Secondo questi studi i virus si “attaccano” al particolato atmosferico e sono così in grado di rimanere in atmosfera anche per ore, giorni o settimane, ed essere trasportati anche per lunghe distanze, inoltre, dato che il particolato atmosferico, costituisce anche un substrato esso può permettere al virus di rimanere in condizioni vitali per un tempo che varia da ore a giorni.
A questo punto la possibilità che il virus si inattivi dipende essenzialmente dalle condizioni ambientali che incontra: l’aumento delle temperature e delle radiazioni solari velocizza l’inattivazione, un’umidità relativa elevata può viceversa favorire un più elevato tasso di virulenza.
Lo studio spiega così come mai, nelle regioni del sud la curva di espansione dell’infezione si è mantenuta nei normali modelli epidemici tipici di un contagio persona-persona, mentre in Pianura Padana ha ricevuto quel che in gergo si definisce boost ossia un’accelerazione anomala, con focolai particolarmente virulenti.
Dallo studio emerge inoltre che le fasi in cui si evidenziano queste accelerazioni anomale della trasmissione del virus sono concomitanti con la presenza di elevate concentrazioni di particolato atmosferico ben oltre i limiti consentiti per legge, specialmente in Lombardia, e in particolare nella provincia di Brescia ormai diventata con gli odierni 4648 casi (dati del 20 marzo) la seconda provincia più colpita d’Italia dopo Bergamo. Ma con un’accelerazione maggiore, come ha dichiarato l’assessore al Welfare della regione Lombardia Giulio Gallera durante la conferenza stampa in diretta Facebook del 19 marzo.

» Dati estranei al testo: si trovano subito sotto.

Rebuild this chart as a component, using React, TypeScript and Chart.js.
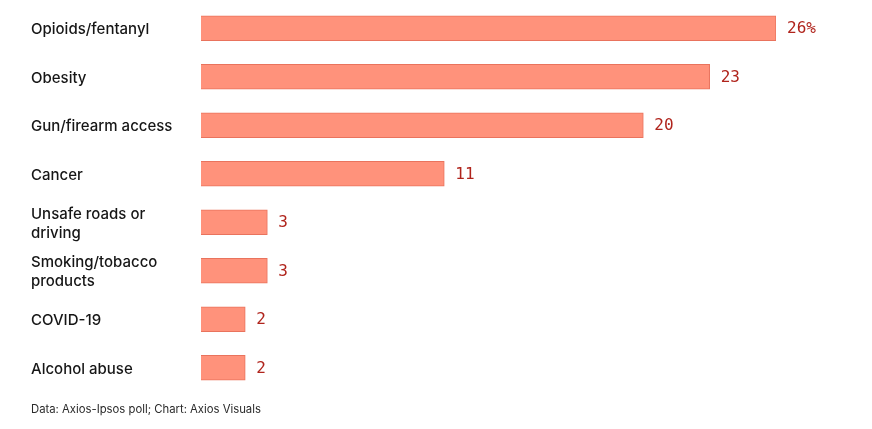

Un parziale rimedio a questa situazione drammatica lo sta dando, indirettamente, il piano anti Covid-19 che prevede la chiusura forzata di alcune attività produttive e la drastica diminuzione di quelle industriali oltre che la contingentazione degli spostamenti.
I cieli della Cina e quelli del Nord Italia hanno già registrato drastici abbassamenti del tasso di inquinamento da diossido di azoto, come dimostrano i dati raccolti dal satellite Copernicus Sentinel-5P, dell’Agenzia Spaziale Europea. Tuttavia, secondo il virologo Giovanni Maga, direttore dell’Istituto di genetica molecolare del CNR di Pavia, anni e anni di cattiva aria respirata hanno reso la popolazione della Pianura Padana più vulnerabile di altre: “È scientificamente dimostrato che nella popolazione generale l’esposizione prolungata allo smog aumenta le infezioni respiratorie, i disturbi respiratori come tosse e asma, disturbi che riducono ovviamente la funzione polmonare – ha dichiarato Maga in un’intervista – questo rende gli individui meno resistenti all’attacco di virus che colpiscono, come il Covid-19, prevalentemente i polmoni”.
Se dunque da un lato il particolato atmosferico può essere stato un acceleratore nella diffusione del virus è innegabile che respirarlo per anni ci ha reso anche più fragili e indeboliti. Un punto sul quale è necessario riflettere per ripensare le priorità delle politiche ambientali, quando questa emergenza sarà passata.